A CAVC Station will be made up of five divisions: Operational support and specialists; communications and intelligence; guardians; search and rescue; and first aid and welfare. The divisions are for training purposes with the expectation that unless the station is on an independent exercise or operation where all members are involved, operational units will be made up of composite 'Community Emergency Response Teams'. This structure is loosely based on the original UK Civil Defense Corps.

Before specializing, volunteers will go through two levels of training. Stage one - basic training - is an introduction to the Corps, some base line skills, and a starter in discipline and team building. Stage two - search and rescue basics (SaRBs) - is an introduction to skills such as incident management, first aid and communication skills.

The reason behind the two stages is to ensure that all volunteers have a full awareness of what is required in a situation and be able to assist within their community. Although the JCAC has some expertise on board, specialist training will be developed as suitable people are recruited with the appropriate credentials or experience.

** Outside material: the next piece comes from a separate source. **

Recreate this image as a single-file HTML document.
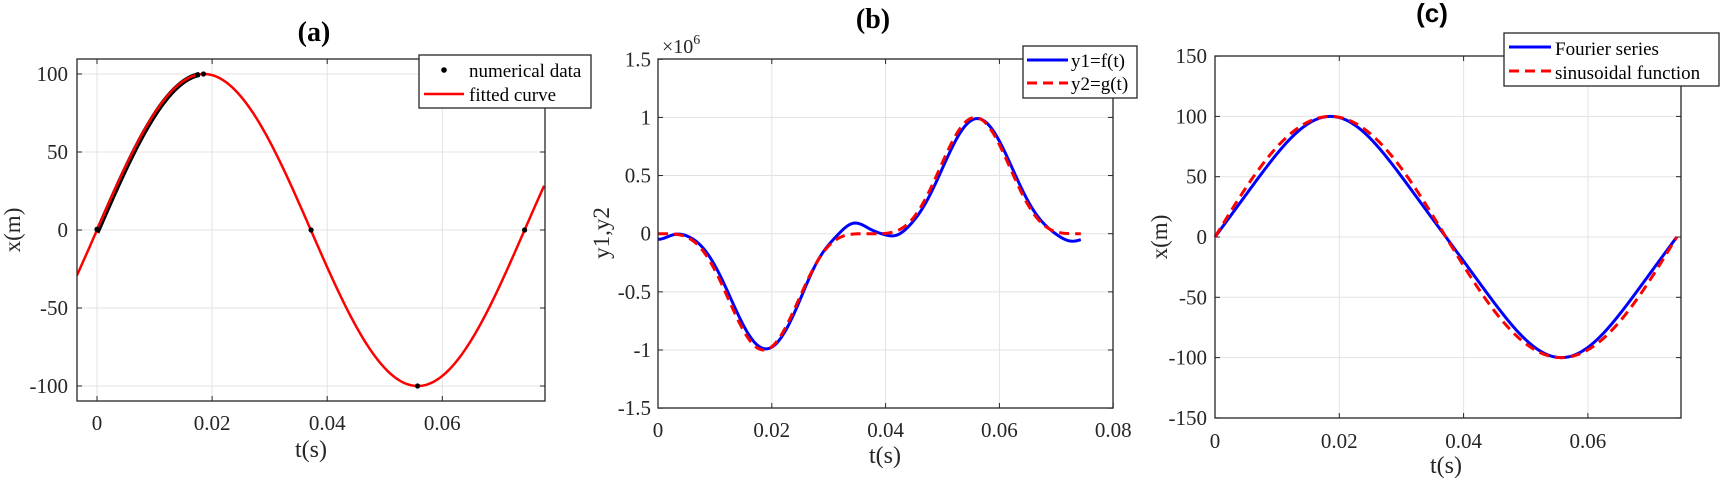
<!DOCTYPE html>
<html><head><meta charset="utf-8"><style>
html,body{margin:0;padding:0;background:#fff}
svg{display:block}
text{font-family:"Liberation Serif",serif;fill:#262626}
.t{font-size:21px}
.lg{font-size:19px;fill:#000}
</style></head><body>
<svg id="s" width="1720" height="484" viewBox="0 0 1720 484" xmlns="http://www.w3.org/2000/svg"></svg>
<script>
var S=document.getElementById('s'),h='';
function ln(x1,y1,x2,y2,st){h+='<line x1="'+x1+'" y1="'+y1+'" x2="'+x2+'" y2="'+y2+'" style="'+st+'"/>';}
function tx(x,y,s,c,a,extra){h+='<text x="'+x+'" y="'+y+'" class="'+(c||'')+'" text-anchor="'+(a||'start')+'" '+(extra||'')+'>'+s+'</text>';}
function axes(L,R,T,B,xt,yt,fx,fy,xl,yl,xlb,ylbR){
  xt.forEach(function(v){var X=fx(v);ln(X,T,X,B,'stroke:#e3e3e3;stroke-width:1');});
  yt.forEach(function(v){var Y=fy(v);ln(L,Y,R,Y,'stroke:#e3e3e3;stroke-width:1');});
  xt.forEach(function(v,i){var X=fx(v);ln(X,B,X,B-5,'stroke:#262626');ln(X,T,X,T+5,'stroke:#262626');tx(X,xlb,xl[i],'t','middle');});
  yt.forEach(function(v,i){var Y=fy(v);ln(L,Y,L+5,Y,'stroke:#262626');ln(R,Y,R-5,Y,'stroke:#262626');tx(ylbR,Y+7,yl[i],'t','end');});
}
function box(L,R,T,B){h+='<rect x="'+L+'" y="'+T+'" width="'+(R-L)+'" height="'+(B-T)+'" fill="none" stroke="#262626" stroke-width="1.3"/>';}
function path(f,t0,t1,fx,fy,st){var d='';for(var i=0;i<=600;i++){var t=t0+(t1-t0)*i/600;d+=(i?'L':'M')+fx(t).toFixed(2)+','+fy(f(t)).toFixed(2);}h+='<path d="'+d+'" fill="none" style="'+st+'"/>';}
var P=0.0743;
function G(t,c,w){return Math.exp(-Math.pow((t-c)/w,2));}
// ---- (a)
(function(){
 var L=77,R=545,T=59,B=401;
 var fx=function(t){return 97+t/0.02*115.1;},fy=function(v){return 230-v*1.56;};
 axes(L,R,T,B,[0,0.02,0.04,0.06],[100,50,0,-50,-100],fx,fy,['0','0.02','0.04','0.06'],['100','50','0','-50','-100'],430,68);
 h+='<clipPath id="ca"><rect x="'+L+'" y="'+T+'" width="'+(R-L)+'" height="'+(B-T)+'"/></clipPath><g clip-path="url(#ca)">';
 var f=function(t){return 100*Math.sin(2*Math.PI*t/P);};
 path(function(t){return f(t-0.0002);},0,0.0178,fx,fy,'stroke:#000;stroke-width:5');
 path(f,-0.0035,0.0777,fx,fy,'stroke:#ff0000;stroke-width:2.5');
 [[0.0185,100],[0.0175,99.5],[0.0372,0],[0.0557,-100],[0.0743,0],[0,0.5]].forEach(function(p){h+='<circle cx="'+fx(p[0])+'" cy="'+fy(p[1])+'" r="2.6" fill="#000"/>';});
 h+='</g>';
 box(L,R,T,B);
 h+='<rect x="419" y="55" width="172" height="53" fill="#fff" stroke="#262626" stroke-width="1.3"/>';
 h+='<circle cx="444" cy="70" r="2.8" fill="#000"/>';ln(424,94,464,94,'stroke:#ff0000;stroke-width:2.5');
 tx(469,77,'numerical data','lg');tx(469,101,'fitted curve','lg');
 tx(314,41,'(a)','','middle','style="font-size:28px;font-weight:bold;fill:#000"');
 tx(311,457,'t(s)','','middle','style="font-size:24px"');
 tx(0,0,'x(m)','','middle','style="font-size:23px" transform="translate(20,230) rotate(-90)"');
})();
// ---- (b)
(function(){
 var L=658,R=1113,T=59,B=408;
 var fx=function(t){return 658+t/0.02*113.8;},fy=function(v){return 233.7-v*116.3;};
 axes(L,R,T,B,[0,0.02,0.04,0.06,0.08],[1.5,1,0.5,0,-0.5,-1,-1.5],fx,fy,['0','0.02','0.04','0.06','0.08'],['1.5','1','0.5','0','-0.5','-1','-1.5'],437,651);
 var g=function(t){var s=Math.sin(2*Math.PI*t/P);return -Math.pow(s,3)*Math.abs(s);};
 var y1=function(t){return 0.99*g(t-0.0004)+0.095*G(t,0.0345,0.003)-0.03*G(t,0.0418,0.0022)-0.05*G(t,0,0.003)+0.015*G(t,0.003,0.002)-0.065*G(t,0.0728,0.003)+0.03*G(t,0.028,0.003);};
 path(y1,0,0.0743,fx,fy,'stroke:#0000ff;stroke-width:3');
 path(g,0,0.0743,fx,fy,'stroke:#ff0000;stroke-width:3;stroke-dasharray:10,6');
 box(L,R,T,B);
 h+='<rect x="1023" y="46" width="114" height="52" fill="#fff" stroke="#262626" stroke-width="1.3"/>';
 ln(1027,60,1068,60,'stroke:#0000ff;stroke-width:3');ln(1027,83,1068,83,'stroke:#ff0000;stroke-width:3;stroke-dasharray:10,6');
 tx(1071,67,'y1=f(t)','lg');tx(1071,90,'y2=g(t)','lg');
 tx(662,53,'×10<tspan dy="-9" font-size="14">6</tspan>','','start','style="font-size:20px"');
 tx(873,28,'(b)','','middle','style="font-size:28px;font-weight:bold;fill:#000"');
 tx(885,463,'t(s)','','middle','style="font-size:24px"');
 tx(0,0,'y1,y2','','middle','style="font-size:23px" transform="translate(609,233) rotate(-90)"');
})();
// ---- (c)
(function(){
 var L=1215,R=1681,T=56,B=418;
 var fx=function(t){return 1215+t/0.02*124.3;},fy=function(v){return 237-v*1.206;};
 axes(L,R,T,B,[0,0.02,0.04,0.06],[150,100,50,0,-50,-100,-150],fx,fy,['0','0.02','0.04','0.06'],['150','100','50','0','-50','-100','-150'],448,1207);
 var a=0.045;
 var fb=function(t){var th=2*Math.PI*t/P;return 100*(Math.sin(th)-a*Math.sin(3*th))/(1+a);};
 var fr=function(t){return 100*Math.sin(2*Math.PI*t/P);};
 path(fb,0,P,fx,fy,'stroke:#0000ff;stroke-width:3');
 path(fr,0,P,fx,fy,'stroke:#ff0000;stroke-width:3;stroke-dasharray:10,6');
 box(L,R,T,B);
 h+='<rect x="1504" y="33" width="215" height="53" fill="#fff" stroke="#262626" stroke-width="1.3"/>';
 ln(1509,47,1551,47,'stroke:#0000ff;stroke-width:3');ln(1509,71,1551,71,'stroke:#ff0000;stroke-width:3;stroke-dasharray:10,6');
 tx(1555,55,'Fourier series','lg');tx(1555,79,'sinusoidal function','lg');
 h+='<text x="1432" y="22" text-anchor="middle" style="font-family:\'Liberation Sans\',sans-serif;font-size:26px;font-weight:bold;fill:#000">(c)</text>';
 tx(1446,473,'t(s)','','middle','style="font-size:24px"');
 tx(0,0,'x(m)','','middle','style="font-size:23px" transform="translate(1167,237) rotate(-90)"');
})();
S.innerHTML=h;
</script>
</body></html>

As a charity, the JCAC's funding comes from subscriptions, grants and donations; it is also looking into creative and commercial ideas for self-funding. Currently, all members are volunteers; government funding would be extremely helpful.

As with all voluntary organizations that aim to provide support during emergencies, it is the ability of members to attend when needed that is going to be the problem. It will take an Act of Parliament to safeguard volunteers, enabling them to be called when needed from work without risk to their jobs or discrimination within the work place.

The responses would be to substantial events, such as mass casualty disasters, factory fires, and large-scale flooding incidents, where the professionals will need realistic support to take the pressure off them to give them the room to maneuver. To achieve such legislation the professional will have to stand side by side with the voluntary organizations.

The Order of Saint Lazarus, by means of an initiative by US Grand Priory General Secretary Dame Karen Cantrell DCLJ CMLJ, donated USD 300 to this worthy institution.